Opinion Editorial | |
| Monday, February 15, 1999 | |
A Tax Cut For Those Who Pay Income Taxes |
After having rejected President Ronald Reagan's tax philosophy for the last four years, congressional Republicans have lately begun to revive it. The essence of his philosophy was that tax cuts should go to everyone, including the rich. He opposed targeted tax cuts that reward some taxpayers at the expense of others, and favored across-the-board tax rate reductions that benefit all taxpayers in direct proportion to the taxes they pay.
By contrast, since they took control in 1994, congressional Republicans have concentrated on exactly the sort of tax cuts Reagan opposed. This approach was epitomized by the $500 per child tax credit, which was designed solely to buy the votes of the Christian Coalition. Unfortunately, it didn't work. On Election Day, 1998, they were nowhere to be seen, leading to Republican loses.
Exit polls subsequently indicated that the main factor in Republican losses was the defection of high-income voters that were the backbone of the Reagan coalition. Those with incomes above $75,000, in particular, showed a sharp drop-off in support for Republican congressional candidates in 1998 over 1994. A major reason was the lack of any meaningful tax relief for this group in the 1997 tax bill.
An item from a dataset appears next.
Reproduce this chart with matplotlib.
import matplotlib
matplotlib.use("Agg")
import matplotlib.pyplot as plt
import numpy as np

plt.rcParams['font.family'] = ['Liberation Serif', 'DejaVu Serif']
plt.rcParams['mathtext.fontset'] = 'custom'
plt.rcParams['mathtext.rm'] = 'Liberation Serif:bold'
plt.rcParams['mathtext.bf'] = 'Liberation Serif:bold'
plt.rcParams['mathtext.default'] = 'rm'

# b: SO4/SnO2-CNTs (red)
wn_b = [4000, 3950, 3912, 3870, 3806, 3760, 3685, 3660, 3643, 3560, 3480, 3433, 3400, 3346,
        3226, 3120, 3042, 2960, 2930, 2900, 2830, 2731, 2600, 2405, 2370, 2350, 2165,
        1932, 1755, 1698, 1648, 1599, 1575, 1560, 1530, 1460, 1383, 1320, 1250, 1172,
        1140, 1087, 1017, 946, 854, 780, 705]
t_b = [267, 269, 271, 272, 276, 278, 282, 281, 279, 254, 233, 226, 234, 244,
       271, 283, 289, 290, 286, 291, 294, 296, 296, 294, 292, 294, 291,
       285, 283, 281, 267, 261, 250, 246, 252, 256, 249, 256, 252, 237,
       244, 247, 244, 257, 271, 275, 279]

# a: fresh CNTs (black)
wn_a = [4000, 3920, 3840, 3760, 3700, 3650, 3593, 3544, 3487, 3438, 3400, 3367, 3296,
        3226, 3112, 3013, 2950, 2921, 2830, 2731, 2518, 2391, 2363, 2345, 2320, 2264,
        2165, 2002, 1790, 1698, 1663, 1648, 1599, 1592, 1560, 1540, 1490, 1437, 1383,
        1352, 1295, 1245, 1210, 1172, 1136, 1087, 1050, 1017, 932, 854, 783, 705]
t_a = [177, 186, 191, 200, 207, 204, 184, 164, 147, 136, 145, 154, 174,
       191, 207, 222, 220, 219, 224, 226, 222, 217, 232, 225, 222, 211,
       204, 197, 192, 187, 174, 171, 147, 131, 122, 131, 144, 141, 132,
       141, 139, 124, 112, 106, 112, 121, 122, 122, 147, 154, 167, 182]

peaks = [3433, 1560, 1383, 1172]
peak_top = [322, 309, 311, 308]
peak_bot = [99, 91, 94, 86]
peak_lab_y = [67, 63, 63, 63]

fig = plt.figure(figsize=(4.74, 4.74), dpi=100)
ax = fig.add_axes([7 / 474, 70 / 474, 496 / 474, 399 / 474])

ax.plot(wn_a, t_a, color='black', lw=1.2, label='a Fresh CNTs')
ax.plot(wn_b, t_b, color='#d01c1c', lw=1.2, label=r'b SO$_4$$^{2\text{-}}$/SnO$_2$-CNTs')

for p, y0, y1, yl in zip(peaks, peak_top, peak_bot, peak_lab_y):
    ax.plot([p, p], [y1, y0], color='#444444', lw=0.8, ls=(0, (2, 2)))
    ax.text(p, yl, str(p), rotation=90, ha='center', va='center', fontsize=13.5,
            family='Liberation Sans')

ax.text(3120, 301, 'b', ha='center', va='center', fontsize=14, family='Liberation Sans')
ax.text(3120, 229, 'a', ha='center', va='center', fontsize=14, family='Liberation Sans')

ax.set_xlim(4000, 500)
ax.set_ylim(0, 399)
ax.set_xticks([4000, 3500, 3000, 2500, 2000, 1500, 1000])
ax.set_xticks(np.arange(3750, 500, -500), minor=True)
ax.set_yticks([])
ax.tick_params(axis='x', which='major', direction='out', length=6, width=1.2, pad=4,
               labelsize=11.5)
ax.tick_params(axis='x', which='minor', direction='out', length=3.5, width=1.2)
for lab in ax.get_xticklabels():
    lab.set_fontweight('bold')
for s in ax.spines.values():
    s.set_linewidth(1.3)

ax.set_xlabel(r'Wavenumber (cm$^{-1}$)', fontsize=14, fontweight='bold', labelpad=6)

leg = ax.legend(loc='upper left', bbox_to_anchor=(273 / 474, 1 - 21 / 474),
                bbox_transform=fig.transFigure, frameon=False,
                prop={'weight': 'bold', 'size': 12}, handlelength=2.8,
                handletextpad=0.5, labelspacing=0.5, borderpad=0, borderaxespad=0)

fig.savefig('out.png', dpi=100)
Now Republicans claim to have learned from their mistakes and are pushing a 10 percent across-the-board tax rate reduction, instead of the gimmicky child credit that was the centerpiece of the 1997 legislation. However, true to form, some Republicans, like Florida Congressman Joe Scarborough, are already backing away from this plan, fearing liberal attacks that it only benefits the "rich." Predictably, the leftist Citizens for Tax Justice issued a press release on the very day the Republican plan was introduced showing that those with high incomes would indeed get a bigger tax cut than those with modest incomes.
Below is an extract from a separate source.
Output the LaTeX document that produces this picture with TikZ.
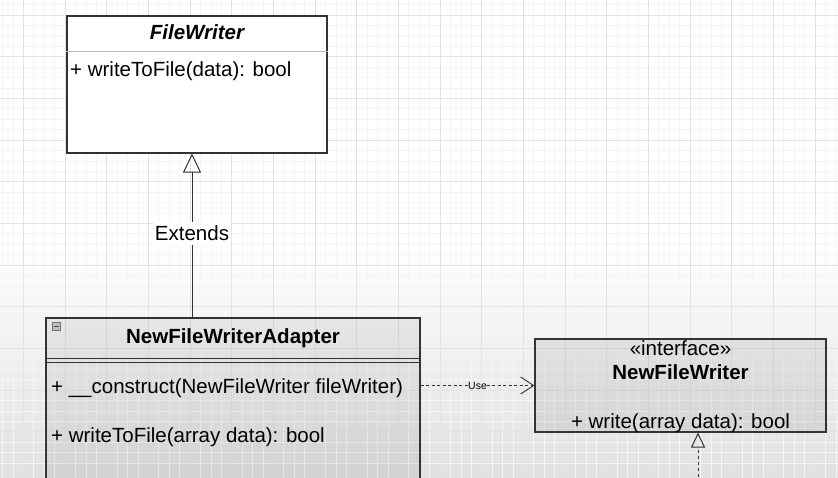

But according to Congress's Joint Committee on Taxation, those with incomes below $20,000 pay no federal income taxes at all now, and in fact have a negative tax liability; that is, they receive a refund from the government even though they pay no taxes. This is mainly due to the Earned Income Tax Credit. There is no way to cut taxes for such people except by sending them bigger government checks.
As a consequence, those in the bottom half of the income distribution, with incomes below $23,160, paid just 4.34 percent of all federal income taxes in 1996 (see figure). By contrast, those with incomes in the top 25 percent, with incomes above $45,833, paid more than 81 percent of all income taxes. In short, an across-the-board tax rate reduction necessarily aids the well-to-do simply because they pay virtually all the taxes.